C ++ How does the transfer / return of arrays work, what is the difference between int [] [] and int **?

The array in expressions is converted to a pointer to its first element.

If you have, for example, an array declaration

 T a[N]; 

where T is a type and N is the number of elements in the array, then using the name a in expressions is converted to type T * . This can be represented as

 T *tmp = a; 

A two-dimensional array is an array of arrays.

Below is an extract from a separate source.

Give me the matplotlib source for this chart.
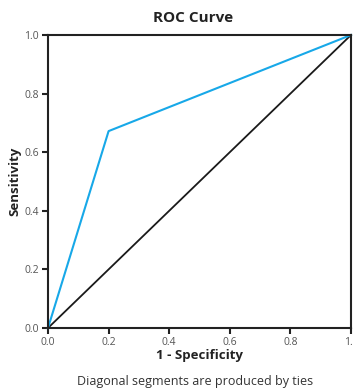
import matplotlib
matplotlib.use("Agg")
import matplotlib.pyplot as plt

# ---- Dados ----
fpr = [0.0, 0.2, 1.0]
tpr = [0.0, 0.672, 1.0]
ref = [0.0, 1.0]
ticks = [0.0, 0.2, 0.4, 0.6, 0.8, 1.0]
tick_labels = ["0.0", "0.2", "0.4", "0.6", "0.8", "1.0"]

plt.rcParams['font.family'] = ['Open Sans', 'DejaVu Sans']

fig = plt.figure(figsize=(3.53, 3.90), dpi=100)
ax = fig.add_axes([48/353, 1 - 328/390, 303/353, 293/390])

ax.plot(ref, ref, color="#1a1a1a", lw=1.3, clip_on=False)
ax.plot(fpr, tpr, color="#17a8e8", lw=1.5, clip_on=False)

ax.set_xlim(0, 1)
ax.set_ylim(0, 1)
ax.set_xticks(ticks)
ax.set_xticklabels(tick_labels)
ax.set_yticks(ticks)
ax.set_yticklabels(tick_labels)
ax.tick_params(direction="out", length=4, width=1.5, color="#222222",
               labelsize=7.5, labelcolor="#555555", pad=2.5)
for s in ax.spines.values():
    s.set_linewidth(1.5)
    s.set_color("#222222")

# titulo e rodape
fig.text(193/353, 1 - 18/390, "ROC Curve", ha="center", va="center",
         fontsize=11, fontweight="bold", color="#222222")
ax.set_xlabel("1 - Specificity", fontsize=9.5, fontweight="bold", color="#222222", labelpad=1)
ax.set_ylabel("Sensitivity", fontsize=9.5, fontweight="bold", color="#222222", labelpad=2)
fig.text(195/353, 1 - 382/390, "Diagonal segments are produced by ties",
         ha="center", va="center", fontsize=9, color="#333333")

fig.savefig("out.png", dpi=100)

That is, if you have an array of the form

 int a[10][10]; 

then a is an array of 10 elements, which in turn are arrays of type int[10] .

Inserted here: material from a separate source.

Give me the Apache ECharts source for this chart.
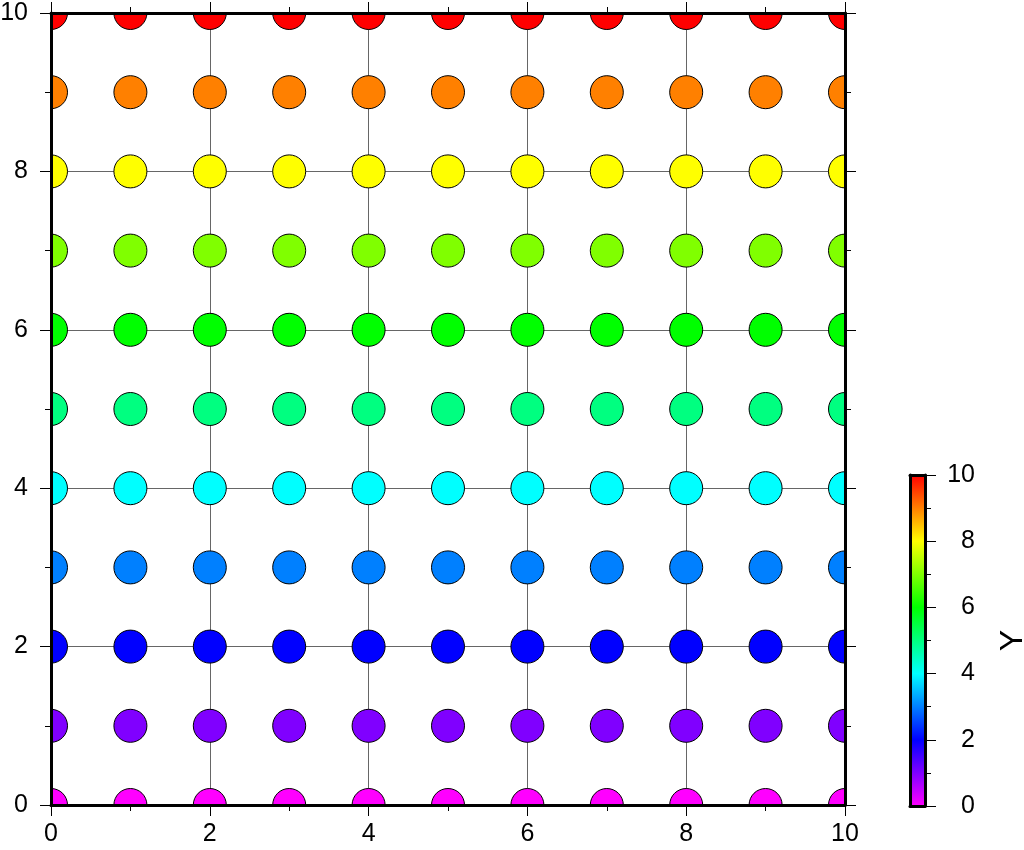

You can enter a typedef declaration for these items.

For example,

 typedef int T[10]; 

And then the array declaration will look like

 T a[10]; 

As stated above, in expressions, an array is converted to a pointer to its first element.

Therefore, this transformation can be represented as

 T *tmp = a; 

where T is an alias for type int[10] Therefore, if you remove the typedef declaration, you will get

 int ( *tmp )[10] = a; 

The types int ( * )[10] and int ** are two different types.

For example, print to the console the size of the objects for which these pointers are defined and compare them

 #include <iostream> int main() { int **p; int ( *q )[10]; std::cout << sizeof( *p ) << std::endl; std::cout << sizeof( *q ) << std::endl; return 0; } 

The output of the program may look like this.

 4 40 

That is, in the first case the size of the scalar object is displayed, and in the second case the size of the array.

Therefore, the correct method definition in your class will look like this.

 class A { private: int arr[10][10]; public: int ( * getArr() )[10] { return arr; } }; 

or

 class A { private: int arr[10][10]; public: typedef int ( *T )[10]; T getArr() { return arr; } }; 

As for your example

 class A { private: int arr[10][10]; public: int** getArr() {return (int**)arr;} }; ... A a; int** arr = a.getArr(); cout << arr[0][0]; 

then the variable arr will get the address of the extent occupied by the original two-dimensional array. When the arr[0] expression is used, the array is accessed, where its first element is stored. It is assumed that arr[0] , equivalent to the expression *arr , in turn, will return a pointer. But the source array does not store pointers. It generally stores arbitrary values. Therefore, a memory access error occurs.

For clarity, consider the following example. Suppose that sizeof( int ) and sizeof( int * ) are equal. For the arr[0][0] construction to work for you, where arr is of type int ** , the source array must be defined as shown in the following demo program.

 #include <iostream> int main() { int a[][2] = { { reinterpret_cast<int>( &a[1][0] ), 20 }, { 30, 40 }, }; int **arr = reinterpret_cast<int **>( a ); std::cout << arr[0][0] << std::endl; return 0; } 

In this case, arr[0] returns a pointer to the element of the array a[1][0] , that is, &a[1][0] . By applying the indexing operator to the resulting expression again, you get the integer 30 .

However, if the first element of the array contains an arbitrary integer, such as 10 , then arr[0] returns this value, which in the expression arr[0][0] will be interpreted as a memory address, and a memory access error will occur.

Thus pointer

 int **arr; 

interprets the array

 int a[N][N]; 

like an array of type

 int * tmp[N]; 

That is, it considers the elements of the original array as objects that store the actual values ​​of the pointers, and this is generally not the case.